__EXERCISE TASK__:
Each line below must be set down exactly; omit any image you find.

__DATA EXCERPT__:
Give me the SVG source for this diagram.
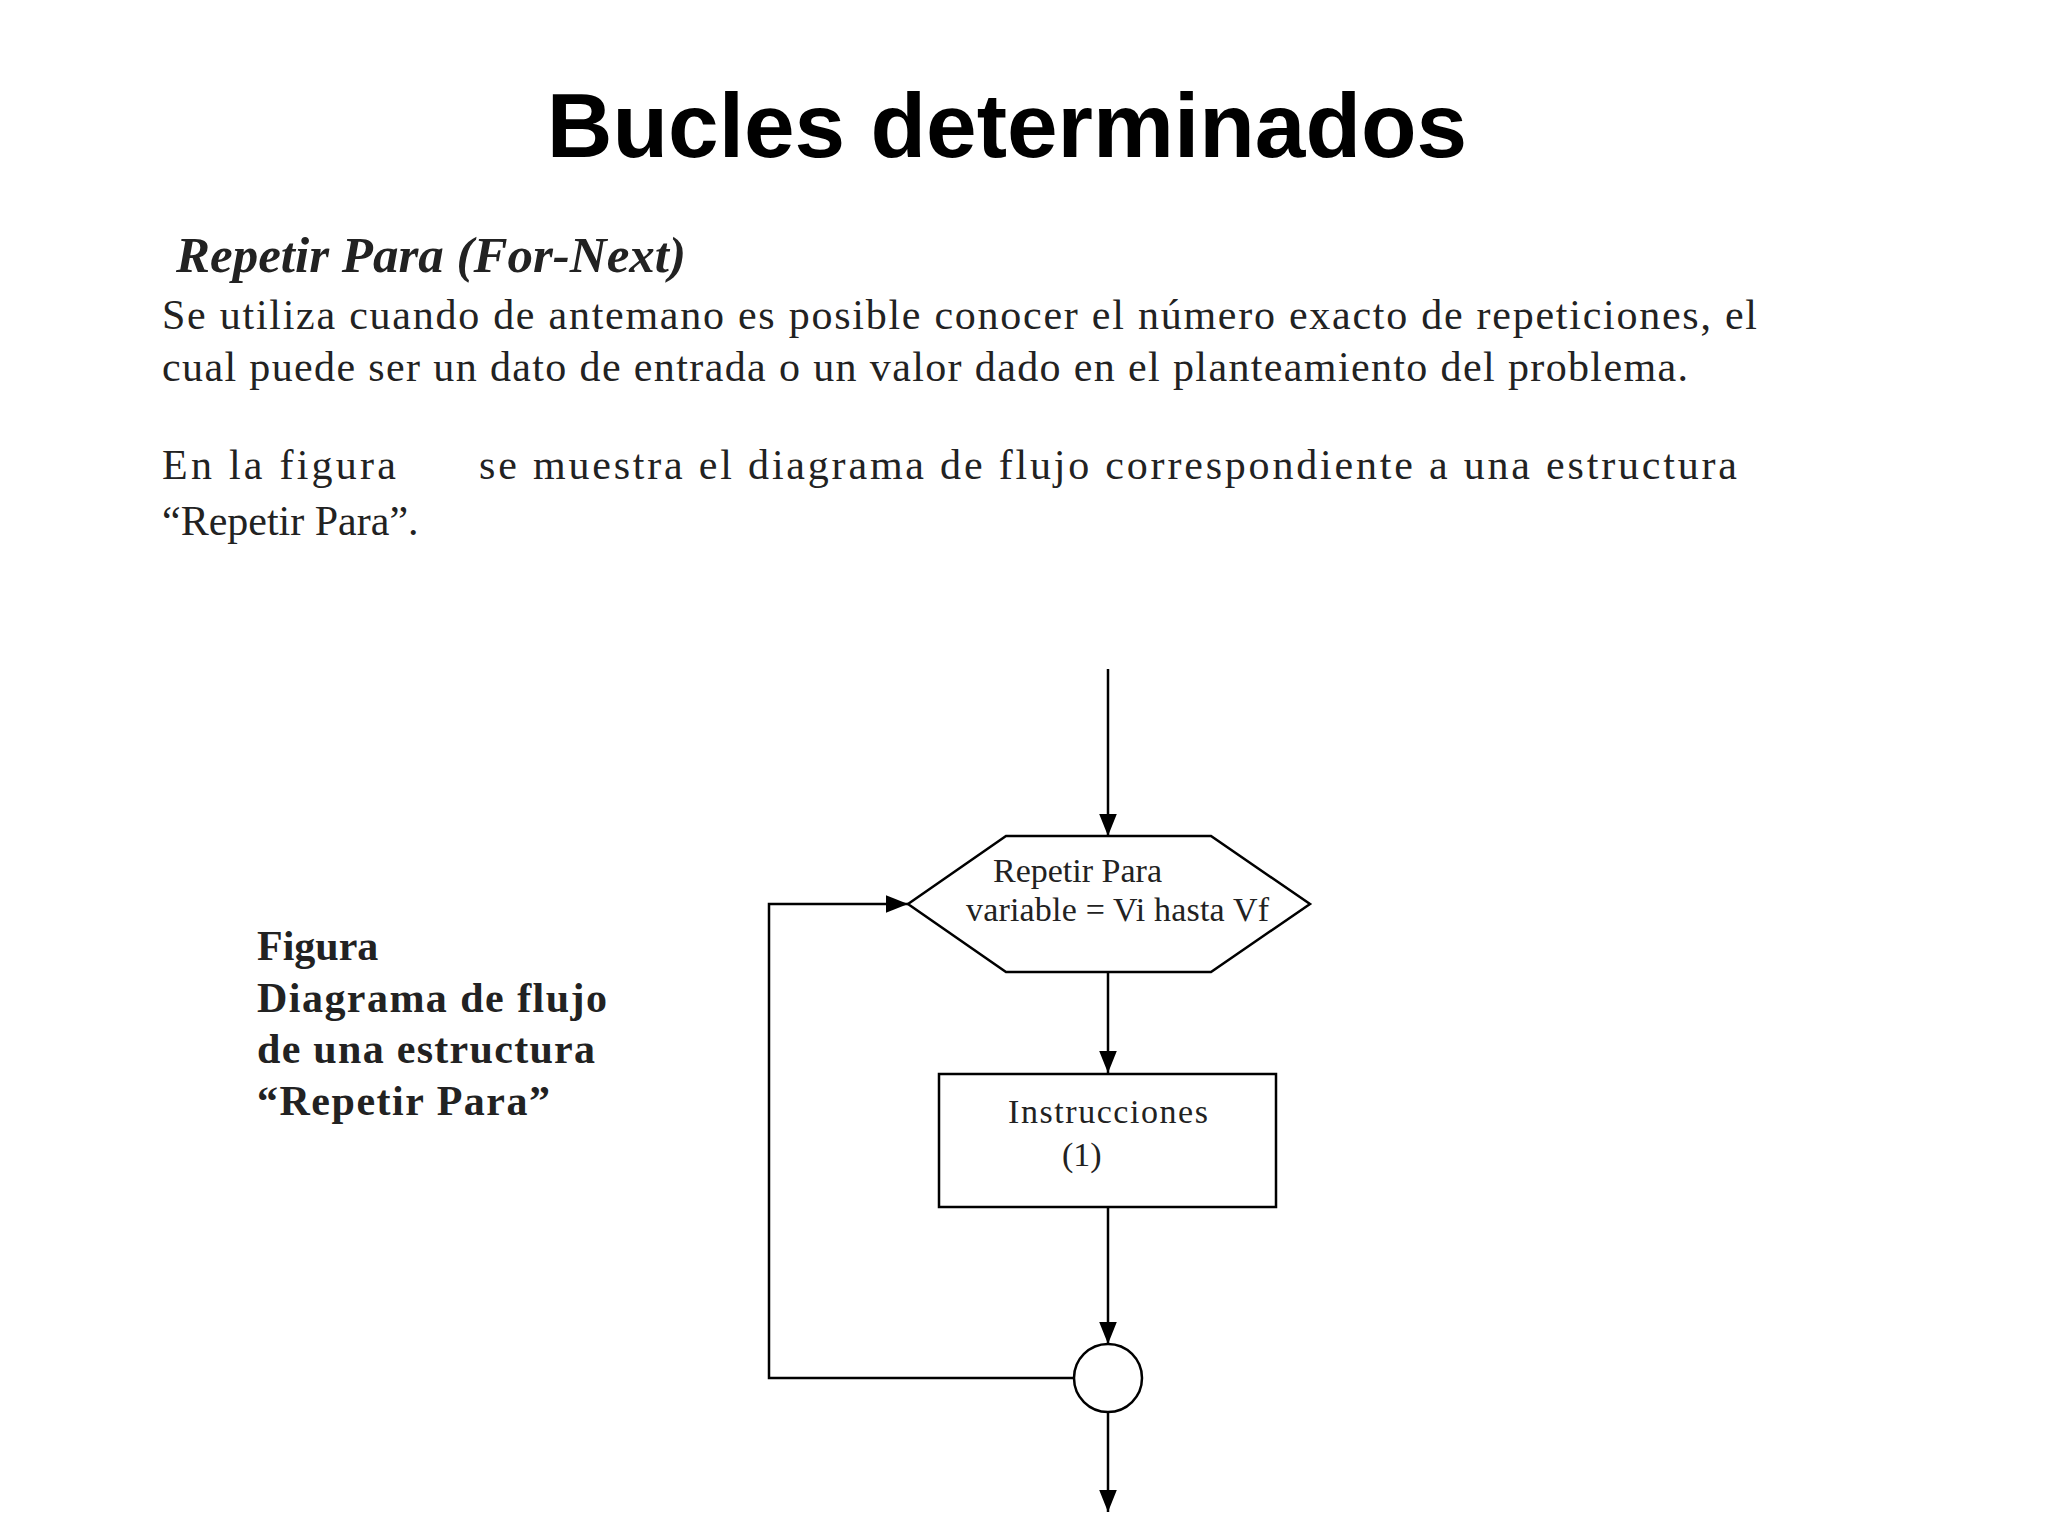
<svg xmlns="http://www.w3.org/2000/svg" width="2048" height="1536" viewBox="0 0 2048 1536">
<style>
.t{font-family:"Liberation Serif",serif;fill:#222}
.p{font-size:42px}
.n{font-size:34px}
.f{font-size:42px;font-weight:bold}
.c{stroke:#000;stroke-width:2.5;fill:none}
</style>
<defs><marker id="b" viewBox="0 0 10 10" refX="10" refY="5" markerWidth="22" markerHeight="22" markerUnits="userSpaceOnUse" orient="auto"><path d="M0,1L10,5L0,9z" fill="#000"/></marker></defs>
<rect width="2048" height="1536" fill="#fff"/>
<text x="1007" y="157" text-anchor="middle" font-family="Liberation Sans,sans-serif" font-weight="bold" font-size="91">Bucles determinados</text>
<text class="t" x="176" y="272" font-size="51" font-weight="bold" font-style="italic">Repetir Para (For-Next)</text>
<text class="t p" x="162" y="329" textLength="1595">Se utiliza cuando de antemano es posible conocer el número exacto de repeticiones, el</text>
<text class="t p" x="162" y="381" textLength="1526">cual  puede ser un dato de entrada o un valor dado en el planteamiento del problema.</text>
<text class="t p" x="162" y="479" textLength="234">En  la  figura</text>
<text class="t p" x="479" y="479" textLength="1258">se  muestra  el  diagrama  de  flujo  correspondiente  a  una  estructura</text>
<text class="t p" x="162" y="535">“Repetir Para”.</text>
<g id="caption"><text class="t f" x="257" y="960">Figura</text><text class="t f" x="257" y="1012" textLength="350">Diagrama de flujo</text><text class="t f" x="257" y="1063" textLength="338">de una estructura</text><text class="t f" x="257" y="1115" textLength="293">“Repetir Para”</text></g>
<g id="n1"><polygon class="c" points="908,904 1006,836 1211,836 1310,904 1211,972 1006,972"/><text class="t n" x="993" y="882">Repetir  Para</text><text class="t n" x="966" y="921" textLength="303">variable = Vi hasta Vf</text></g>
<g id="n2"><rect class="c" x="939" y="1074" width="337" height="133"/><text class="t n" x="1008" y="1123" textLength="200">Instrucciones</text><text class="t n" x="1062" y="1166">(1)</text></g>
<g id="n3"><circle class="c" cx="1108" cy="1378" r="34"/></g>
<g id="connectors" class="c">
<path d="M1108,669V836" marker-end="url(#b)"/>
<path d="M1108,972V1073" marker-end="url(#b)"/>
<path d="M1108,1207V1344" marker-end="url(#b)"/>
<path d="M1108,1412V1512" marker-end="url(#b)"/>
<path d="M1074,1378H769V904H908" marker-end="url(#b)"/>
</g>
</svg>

__OUTPUT OF THE TASK__:
Give me the SVG source for this diagram.
<svg xmlns="http://www.w3.org/2000/svg" width="2048" height="1536" viewBox="0 0 2048 1536">
<style>
.t{font-family:"Liberation Serif",serif;fill:#222}
.p{font-size:42px}
.n{font-size:34px}
.f{font-size:42px;font-weight:bold}
.c{stroke:#000;stroke-width:2.5;fill:none}
</style>
<defs><marker id="b" viewBox="0 0 10 10" refX="10" refY="5" markerWidth="22" markerHeight="22" markerUnits="userSpaceOnUse" orient="auto"><path d="M0,1L10,5L0,9z" fill="#000"/></marker></defs>
<rect width="2048" height="1536" fill="#fff"/>
<text x="1007" y="157" text-anchor="middle" font-family="Liberation Sans,sans-serif" font-weight="bold" font-size="91">Bucles determinados</text>
<text class="t" x="176" y="272" font-size="51" font-weight="bold" font-style="italic">Repetir Para (For-Next)</text>
<text class="t p" x="162" y="329" textLength="1595">Se utiliza cuando de antemano es posible conocer el número exacto de repeticiones, el</text>
<text class="t p" x="162" y="381" textLength="1526">cual  puede ser un dato de entrada o un valor dado en el planteamiento del problema.</text>
<text class="t p" x="162" y="479" textLength="234">En  la  figura</text>
<text class="t p" x="479" y="479" textLength="1258">se  muestra  el  diagrama  de  flujo  correspondiente  a  una  estructura</text>
<text class="t p" x="162" y="535">“Repetir Para”.</text>
<g id="caption"><text class="t f" x="257" y="960">Figura</text><text class="t f" x="257" y="1012" textLength="350">Diagrama de flujo</text><text class="t f" x="257" y="1063" textLength="338">de una estructura</text><text class="t f" x="257" y="1115" textLength="293">“Repetir Para”</text></g>
<g id="n1"><polygon class="c" points="908,904 1006,836 1211,836 1310,904 1211,972 1006,972"/><text class="t n" x="993" y="882">Repetir  Para</text><text class="t n" x="966" y="921" textLength="303">variable = Vi hasta Vf</text></g>
<g id="n2"><rect class="c" x="939" y="1074" width="337" height="133"/><text class="t n" x="1008" y="1123" textLength="200">Instrucciones</text><text class="t n" x="1062" y="1166">(1)</text></g>
<g id="n3"><circle class="c" cx="1108" cy="1378" r="34"/></g>
<g id="connectors" class="c">
<path d="M1108,669V836" marker-end="url(#b)"/>
<path d="M1108,972V1073" marker-end="url(#b)"/>
<path d="M1108,1207V1344" marker-end="url(#b)"/>
<path d="M1108,1412V1512" marker-end="url(#b)"/>
<path d="M1074,1378H769V904H908" marker-end="url(#b)"/>
</g>
</svg>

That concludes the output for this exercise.